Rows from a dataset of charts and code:
"""

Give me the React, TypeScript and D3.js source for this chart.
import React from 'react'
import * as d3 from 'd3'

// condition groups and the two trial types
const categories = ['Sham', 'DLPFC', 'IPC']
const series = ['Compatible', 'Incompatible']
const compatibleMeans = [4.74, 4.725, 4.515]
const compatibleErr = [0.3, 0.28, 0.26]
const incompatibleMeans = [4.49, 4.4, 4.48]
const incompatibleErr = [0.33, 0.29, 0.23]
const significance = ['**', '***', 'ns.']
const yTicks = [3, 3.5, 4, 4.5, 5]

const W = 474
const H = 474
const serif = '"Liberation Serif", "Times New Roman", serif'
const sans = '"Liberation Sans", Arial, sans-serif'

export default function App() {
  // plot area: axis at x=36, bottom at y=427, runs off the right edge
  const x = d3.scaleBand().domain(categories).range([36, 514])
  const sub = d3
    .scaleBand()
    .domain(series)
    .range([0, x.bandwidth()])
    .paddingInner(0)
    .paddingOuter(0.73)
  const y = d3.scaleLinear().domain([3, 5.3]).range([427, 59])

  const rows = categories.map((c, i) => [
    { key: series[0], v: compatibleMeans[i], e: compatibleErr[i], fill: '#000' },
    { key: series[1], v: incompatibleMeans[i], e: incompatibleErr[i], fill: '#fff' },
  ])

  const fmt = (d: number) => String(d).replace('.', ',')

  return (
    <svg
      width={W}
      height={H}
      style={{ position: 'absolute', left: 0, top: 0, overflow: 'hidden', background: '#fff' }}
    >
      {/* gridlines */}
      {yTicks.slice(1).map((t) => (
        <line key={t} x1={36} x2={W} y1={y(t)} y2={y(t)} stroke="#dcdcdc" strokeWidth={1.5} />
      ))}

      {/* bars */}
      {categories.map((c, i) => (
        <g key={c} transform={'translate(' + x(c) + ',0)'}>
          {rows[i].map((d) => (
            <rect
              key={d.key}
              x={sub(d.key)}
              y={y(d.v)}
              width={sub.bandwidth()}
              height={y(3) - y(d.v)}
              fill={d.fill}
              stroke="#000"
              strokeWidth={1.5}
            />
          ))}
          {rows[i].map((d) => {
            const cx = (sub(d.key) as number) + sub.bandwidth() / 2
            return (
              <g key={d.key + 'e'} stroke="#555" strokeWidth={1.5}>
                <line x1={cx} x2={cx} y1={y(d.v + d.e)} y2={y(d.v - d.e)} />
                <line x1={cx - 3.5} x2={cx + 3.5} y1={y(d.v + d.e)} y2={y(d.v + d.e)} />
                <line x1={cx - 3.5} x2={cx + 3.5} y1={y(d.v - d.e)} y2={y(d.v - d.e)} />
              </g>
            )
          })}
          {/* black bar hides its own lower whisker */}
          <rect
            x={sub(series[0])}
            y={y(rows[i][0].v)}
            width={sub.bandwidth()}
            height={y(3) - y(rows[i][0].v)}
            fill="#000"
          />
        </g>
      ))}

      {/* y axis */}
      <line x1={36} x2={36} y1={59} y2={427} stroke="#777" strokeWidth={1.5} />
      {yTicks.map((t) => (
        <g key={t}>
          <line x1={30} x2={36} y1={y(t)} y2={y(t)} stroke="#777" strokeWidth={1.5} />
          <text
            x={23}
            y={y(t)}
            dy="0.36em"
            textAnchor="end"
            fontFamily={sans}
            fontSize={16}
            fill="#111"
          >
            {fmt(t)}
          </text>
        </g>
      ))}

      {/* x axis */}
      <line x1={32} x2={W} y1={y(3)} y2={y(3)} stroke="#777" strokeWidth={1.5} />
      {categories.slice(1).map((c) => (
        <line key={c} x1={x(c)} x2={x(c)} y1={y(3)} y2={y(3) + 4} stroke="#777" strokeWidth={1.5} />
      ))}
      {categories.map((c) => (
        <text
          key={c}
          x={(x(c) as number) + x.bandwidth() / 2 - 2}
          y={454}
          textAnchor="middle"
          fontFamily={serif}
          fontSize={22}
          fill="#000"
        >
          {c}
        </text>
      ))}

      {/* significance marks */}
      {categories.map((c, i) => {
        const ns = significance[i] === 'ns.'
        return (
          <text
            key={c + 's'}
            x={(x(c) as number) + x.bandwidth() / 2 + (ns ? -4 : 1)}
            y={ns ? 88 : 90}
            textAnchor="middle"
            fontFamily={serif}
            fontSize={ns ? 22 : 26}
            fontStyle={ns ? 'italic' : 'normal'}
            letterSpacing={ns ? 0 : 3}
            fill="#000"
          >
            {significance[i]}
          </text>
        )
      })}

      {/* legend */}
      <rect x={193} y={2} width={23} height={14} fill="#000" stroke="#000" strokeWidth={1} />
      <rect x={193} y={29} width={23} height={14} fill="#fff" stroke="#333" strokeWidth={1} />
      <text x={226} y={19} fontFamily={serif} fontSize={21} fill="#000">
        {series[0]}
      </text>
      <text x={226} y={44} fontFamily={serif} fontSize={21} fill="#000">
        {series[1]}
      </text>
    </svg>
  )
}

"""
"""

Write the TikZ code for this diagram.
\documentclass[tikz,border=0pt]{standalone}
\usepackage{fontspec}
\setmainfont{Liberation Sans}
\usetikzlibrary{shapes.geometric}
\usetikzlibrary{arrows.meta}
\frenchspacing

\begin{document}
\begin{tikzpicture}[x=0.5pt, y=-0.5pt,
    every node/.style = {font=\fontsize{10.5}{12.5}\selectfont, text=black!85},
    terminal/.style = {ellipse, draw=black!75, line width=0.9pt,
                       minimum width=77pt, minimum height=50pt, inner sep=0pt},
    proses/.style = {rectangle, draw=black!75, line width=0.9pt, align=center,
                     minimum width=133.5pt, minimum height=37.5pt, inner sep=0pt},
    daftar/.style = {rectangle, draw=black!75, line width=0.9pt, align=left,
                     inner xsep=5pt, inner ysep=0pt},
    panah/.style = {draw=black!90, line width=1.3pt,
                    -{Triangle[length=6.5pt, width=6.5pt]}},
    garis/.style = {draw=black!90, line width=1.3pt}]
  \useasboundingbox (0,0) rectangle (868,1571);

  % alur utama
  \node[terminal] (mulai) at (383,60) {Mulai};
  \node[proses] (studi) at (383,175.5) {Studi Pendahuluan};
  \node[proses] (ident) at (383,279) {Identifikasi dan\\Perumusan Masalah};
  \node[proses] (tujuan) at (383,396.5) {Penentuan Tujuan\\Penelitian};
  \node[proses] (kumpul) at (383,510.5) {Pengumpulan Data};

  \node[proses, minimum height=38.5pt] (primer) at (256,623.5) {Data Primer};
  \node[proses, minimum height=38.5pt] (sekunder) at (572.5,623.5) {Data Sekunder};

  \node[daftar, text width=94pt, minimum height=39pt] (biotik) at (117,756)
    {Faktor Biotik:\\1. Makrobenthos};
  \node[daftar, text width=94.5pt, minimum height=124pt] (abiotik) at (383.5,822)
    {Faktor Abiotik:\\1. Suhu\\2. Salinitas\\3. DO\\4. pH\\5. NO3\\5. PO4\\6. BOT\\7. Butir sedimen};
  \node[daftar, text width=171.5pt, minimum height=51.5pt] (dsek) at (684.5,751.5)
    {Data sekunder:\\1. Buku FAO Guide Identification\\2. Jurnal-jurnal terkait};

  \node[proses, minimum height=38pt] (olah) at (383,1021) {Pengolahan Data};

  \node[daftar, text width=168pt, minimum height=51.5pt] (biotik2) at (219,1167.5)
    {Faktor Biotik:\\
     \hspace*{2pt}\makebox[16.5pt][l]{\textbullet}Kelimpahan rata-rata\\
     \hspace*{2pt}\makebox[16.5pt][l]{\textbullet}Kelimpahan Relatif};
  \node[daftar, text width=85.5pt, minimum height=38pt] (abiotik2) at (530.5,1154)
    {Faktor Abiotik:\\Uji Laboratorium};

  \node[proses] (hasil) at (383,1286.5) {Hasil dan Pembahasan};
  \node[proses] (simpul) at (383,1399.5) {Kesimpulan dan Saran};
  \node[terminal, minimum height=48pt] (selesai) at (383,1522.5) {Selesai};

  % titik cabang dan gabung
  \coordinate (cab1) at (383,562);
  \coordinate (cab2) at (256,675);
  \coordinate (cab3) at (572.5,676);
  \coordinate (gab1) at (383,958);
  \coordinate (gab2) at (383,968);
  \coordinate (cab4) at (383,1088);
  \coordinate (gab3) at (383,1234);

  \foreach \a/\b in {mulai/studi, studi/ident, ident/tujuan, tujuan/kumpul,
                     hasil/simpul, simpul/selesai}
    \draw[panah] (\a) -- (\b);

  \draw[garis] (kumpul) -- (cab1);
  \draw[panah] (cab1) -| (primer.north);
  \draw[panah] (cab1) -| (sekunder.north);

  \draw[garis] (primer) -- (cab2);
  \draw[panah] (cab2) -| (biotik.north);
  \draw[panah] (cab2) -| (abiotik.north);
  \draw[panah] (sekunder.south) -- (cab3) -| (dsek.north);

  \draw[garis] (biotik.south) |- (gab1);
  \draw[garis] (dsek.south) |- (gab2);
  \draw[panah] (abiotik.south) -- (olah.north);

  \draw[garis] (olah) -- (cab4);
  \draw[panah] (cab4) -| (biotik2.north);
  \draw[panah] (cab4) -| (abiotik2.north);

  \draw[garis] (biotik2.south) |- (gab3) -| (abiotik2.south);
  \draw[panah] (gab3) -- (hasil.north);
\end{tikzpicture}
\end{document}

"""

→ **EXERCISE INSTRUCTIONS**
Reproduce verbatim only the segment of the listing bounded by the line containing "Write the TikZ code for this diagram." and the line containing "minimum height=38.5pt] (sekunder)", with both boundary lines included.

→ **OUTPUT OF THE TASK**
Write the TikZ code for this diagram.
\documentclass[tikz,border=0pt]{standalone}
\usepackage{fontspec}
\setmainfont{Liberation Sans}
\usetikzlibrary{shapes.geometric}
\usetikzlibrary{arrows.meta}
\frenchspacing

\begin{document}
\begin{tikzpicture}[x=0.5pt, y=-0.5pt,
    every node/.style = {font=\fontsize{10.5}{12.5}\selectfont, text=black!85},
    terminal/.style = {ellipse, draw=black!75, line width=0.9pt,
                       minimum width=77pt, minimum height=50pt, inner sep=0pt},
    proses/.style = {rectangle, draw=black!75, line width=0.9pt, align=center,
                     minimum width=133.5pt, minimum height=37.5pt, inner sep=0pt},
    daftar/.style = {rectangle, draw=black!75, line width=0.9pt, align=left,
                     inner xsep=5pt, inner ysep=0pt},
    panah/.style = {draw=black!90, line width=1.3pt,
                    -{Triangle[length=6.5pt, width=6.5pt]}},
    garis/.style = {draw=black!90, line width=1.3pt}]
  \useasboundingbox (0,0) rectangle (868,1571);

  % alur utama
  \node[terminal] (mulai) at (383,60) {Mulai};
  \node[proses] (studi) at (383,175.5) {Studi Pendahuluan};
  \node[proses] (ident) at (383,279) {Identifikasi dan\\Perumusan Masalah};
  \node[proses] (tujuan) at (383,396.5) {Penentuan Tujuan\\Penelitian};
  \node[proses] (kumpul) at (383,510.5) {Pengumpulan Data};

  \node[proses, minimum height=38.5pt] (primer) at (256,623.5) {Data Primer};
  \node[proses, minimum height=38.5pt] (sekunder) at (572.5,623.5) {Data Sekunder};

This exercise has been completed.